**Aim**
Restate the listing that follows word for word, without its pictures.

**Source material**
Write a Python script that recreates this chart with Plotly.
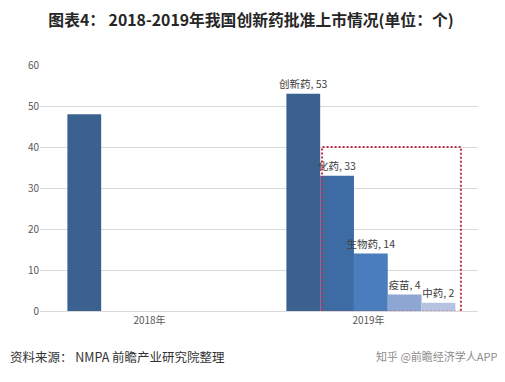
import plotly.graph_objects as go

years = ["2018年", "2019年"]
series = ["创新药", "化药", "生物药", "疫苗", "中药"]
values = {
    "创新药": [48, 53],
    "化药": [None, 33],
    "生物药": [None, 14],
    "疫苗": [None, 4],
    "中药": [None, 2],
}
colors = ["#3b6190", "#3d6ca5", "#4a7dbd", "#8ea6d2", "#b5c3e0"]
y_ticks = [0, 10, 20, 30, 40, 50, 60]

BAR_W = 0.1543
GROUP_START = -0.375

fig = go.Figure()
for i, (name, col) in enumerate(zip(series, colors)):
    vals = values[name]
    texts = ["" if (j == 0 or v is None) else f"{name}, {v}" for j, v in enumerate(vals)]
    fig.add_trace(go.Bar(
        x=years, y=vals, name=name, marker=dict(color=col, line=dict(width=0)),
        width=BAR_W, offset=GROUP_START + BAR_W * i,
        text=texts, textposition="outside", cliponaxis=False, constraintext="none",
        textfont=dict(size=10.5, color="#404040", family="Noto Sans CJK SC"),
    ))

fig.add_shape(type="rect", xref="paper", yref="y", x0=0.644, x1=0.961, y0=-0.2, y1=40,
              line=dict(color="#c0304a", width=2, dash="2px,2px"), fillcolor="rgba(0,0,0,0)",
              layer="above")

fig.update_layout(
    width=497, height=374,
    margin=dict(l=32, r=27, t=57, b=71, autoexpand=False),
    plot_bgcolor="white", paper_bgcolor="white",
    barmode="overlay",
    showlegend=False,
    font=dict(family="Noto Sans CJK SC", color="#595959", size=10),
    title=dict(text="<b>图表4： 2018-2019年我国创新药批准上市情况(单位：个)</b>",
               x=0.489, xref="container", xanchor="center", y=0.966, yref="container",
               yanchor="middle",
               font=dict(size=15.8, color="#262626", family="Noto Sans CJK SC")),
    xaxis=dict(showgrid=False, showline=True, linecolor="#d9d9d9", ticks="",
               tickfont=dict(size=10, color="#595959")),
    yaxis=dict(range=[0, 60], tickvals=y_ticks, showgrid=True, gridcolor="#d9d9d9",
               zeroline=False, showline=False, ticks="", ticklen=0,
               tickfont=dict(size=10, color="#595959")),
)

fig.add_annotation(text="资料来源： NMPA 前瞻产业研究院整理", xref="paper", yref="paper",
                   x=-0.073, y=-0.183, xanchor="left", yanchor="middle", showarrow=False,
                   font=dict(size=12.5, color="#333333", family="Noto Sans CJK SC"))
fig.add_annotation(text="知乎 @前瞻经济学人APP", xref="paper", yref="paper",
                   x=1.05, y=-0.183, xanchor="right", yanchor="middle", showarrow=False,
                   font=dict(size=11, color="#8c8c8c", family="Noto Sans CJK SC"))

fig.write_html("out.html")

**Solution to this exercise**
Write a Python script that recreates this chart with Plotly.
import plotly.graph_objects as go

years = ["2018年", "2019年"]
series = ["创新药", "化药", "生物药", "疫苗", "中药"]
values = {
    "创新药": [48, 53],
    "化药": [None, 33],
    "生物药": [None, 14],
    "疫苗": [None, 4],
    "中药": [None, 2],
}
colors = ["#3b6190", "#3d6ca5", "#4a7dbd", "#8ea6d2", "#b5c3e0"]
y_ticks = [0, 10, 20, 30, 40, 50, 60]

BAR_W = 0.1543
GROUP_START = -0.375

fig = go.Figure()
for i, (name, col) in enumerate(zip(series, colors)):
    vals = values[name]
    texts = ["" if (j == 0 or v is None) else f"{name}, {v}" for j, v in enumerate(vals)]
    fig.add_trace(go.Bar(
        x=years, y=vals, name=name, marker=dict(color=col, line=dict(width=0)),
        width=BAR_W, offset=GROUP_START + BAR_W * i,
        text=texts, textposition="outside", cliponaxis=False, constraintext="none",
        textfont=dict(size=10.5, color="#404040", family="Noto Sans CJK SC"),
    ))

fig.add_shape(type="rect", xref="paper", yref="y", x0=0.644, x1=0.961, y0=-0.2, y1=40,
              line=dict(color="#c0304a", width=2, dash="2px,2px"), fillcolor="rgba(0,0,0,0)",
              layer="above")

fig.update_layout(
    width=497, height=374,
    margin=dict(l=32, r=27, t=57, b=71, autoexpand=False),
    plot_bgcolor="white", paper_bgcolor="white",
    barmode="overlay",
    showlegend=False,
    font=dict(family="Noto Sans CJK SC", color="#595959", size=10),
    title=dict(text="<b>图表4： 2018-2019年我国创新药批准上市情况(单位：个)</b>",
               x=0.489, xref="container", xanchor="center", y=0.966, yref="container",
               yanchor="middle",
               font=dict(size=15.8, color="#262626", family="Noto Sans CJK SC")),
    xaxis=dict(showgrid=False, showline=True, linecolor="#d9d9d9", ticks="",
               tickfont=dict(size=10, color="#595959")),
    yaxis=dict(range=[0, 60], tickvals=y_ticks, showgrid=True, gridcolor="#d9d9d9",
               zeroline=False, showline=False, ticks="", ticklen=0,
               tickfont=dict(size=10, color="#595959")),
)

fig.add_annotation(text="资料来源： NMPA 前瞻产业研究院整理", xref="paper", yref="paper",
                   x=-0.073, y=-0.183, xanchor="left", yanchor="middle", showarrow=False,
                   font=dict(size=12.5, color="#333333", family="Noto Sans CJK SC"))
fig.add_annotation(text="知乎 @前瞻经济学人APP", xref="paper", yref="paper",
                   x=1.05, y=-0.183, xanchor="right", yanchor="middle", showarrow=False,
                   font=dict(size=11, color="#8c8c8c", family="Noto Sans CJK SC"))

fig.write_html("out.html")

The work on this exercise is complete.